Cinque i vini in degustazione nel corso della serata:
Az. Agricola Casa alle Vacche, “I Macchioni” 2012: l’unica bottiglia della serata (stando almeno al naso e alle dichiarazioni ufficiali) ad avere in uvaggio anche vitigni diversi dalla VSG. L’olfatto, con la sua banana e la sua foglia di pomodoro, si distingue infatti nettamente dal resto della batteria, raccontando un possibile impiego di sauvignon e chardonnay dai risultati estroversi ma non particolarmente eleganti. In bocca si presenta di buon corpo e freschezza, morbida e sapida, con leggero retrogusto di mandorla amara.
Società Agricola Fontaleoni, “Casanuova” 2012: inizialmente un sentore di straccio bagnato opprime l’olfatto, ma bastano pochi secondi affinché lo spiacevole effetto svanisca, dando spazio ad agrumi e acacia. Vino di bella sapidità e mineralità dall’aspetto un po’ severo e dall' avvolgenza quasi tannica.
Il Colombaio di Santa Chiara, “Campo della Pieve” 2012: questo “cru” di Vernaccia “picca e punge”, per dirla alla Michelangelo: ottenuto dalle uve coltivate in prossimità della Pieve situata nella piccola frazione di San Donato, mostra una tagliente vena acida ed una sapidità particolarmente intensa, con la lingua che avverte quasi una sensazione di anidride carbonica; la sapidità è tale che per godere al meglio di questa bottiglia sembra necessario un abbinamento per contrasto con piatti di buona grassezza. Al naso dominano una nota minerale e tocchi eleganti di erbe aromatiche e fiori bianchi. Anche quest’anno l’intraprendente azienda è stata premiata con i 3 bicchieri del Gambero Rosso (per la versione Riserva), e se ne intuisce il perché.

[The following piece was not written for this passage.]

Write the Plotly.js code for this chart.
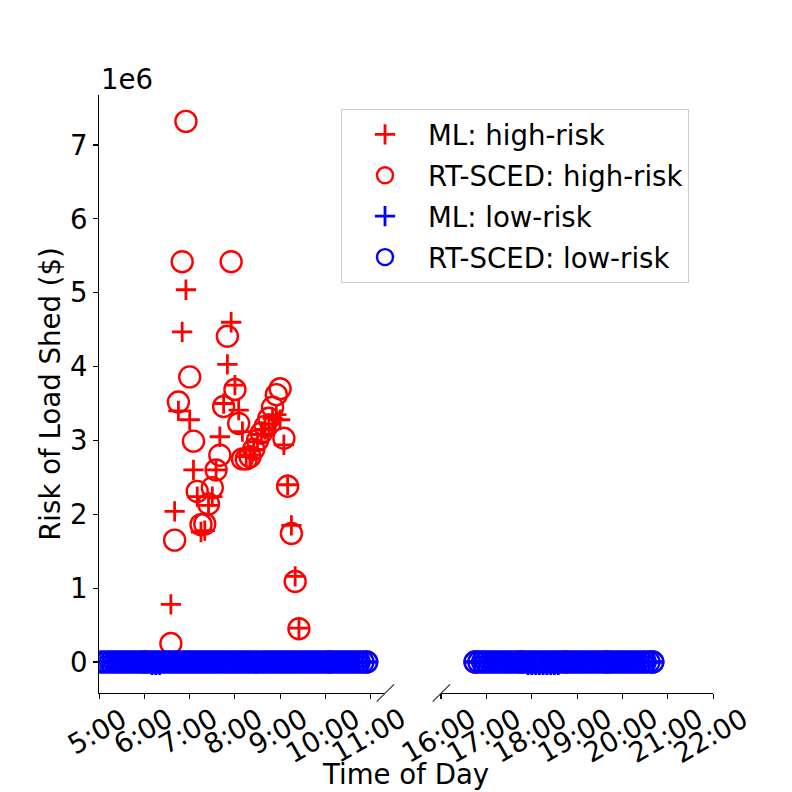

Il Palagione, Riserva “Ori” 2012: inizialmente il legno è un tantino invasivo, ma poi l’olfatto si distende, con la vaniglia e le spezie dolci che restano piacevolmente in primo piano. Di morbida avvolgenza in bocca, ha buon equilibrio. Vino pronto ma che ha probabilmente ancora margini di crescita nei prossimi mesi.
Riserva Vernaccia Teruzzi e Puthod 2010: colore giallo dorato, è sicuramente il vino più complesso della serata: anche senza il ricorso al legno, lo spettro olfattivo è particolarmente variegato, spaziando da un dolce ananas a idrocarburi e sensazioni minerali. La sensazione in bocca è quella di una secca dolcezza, con una decisa nota ammandorlata. Davvero un bell’esempio delle potenzialità che la Vernaccia può esprimere col passare degli anni.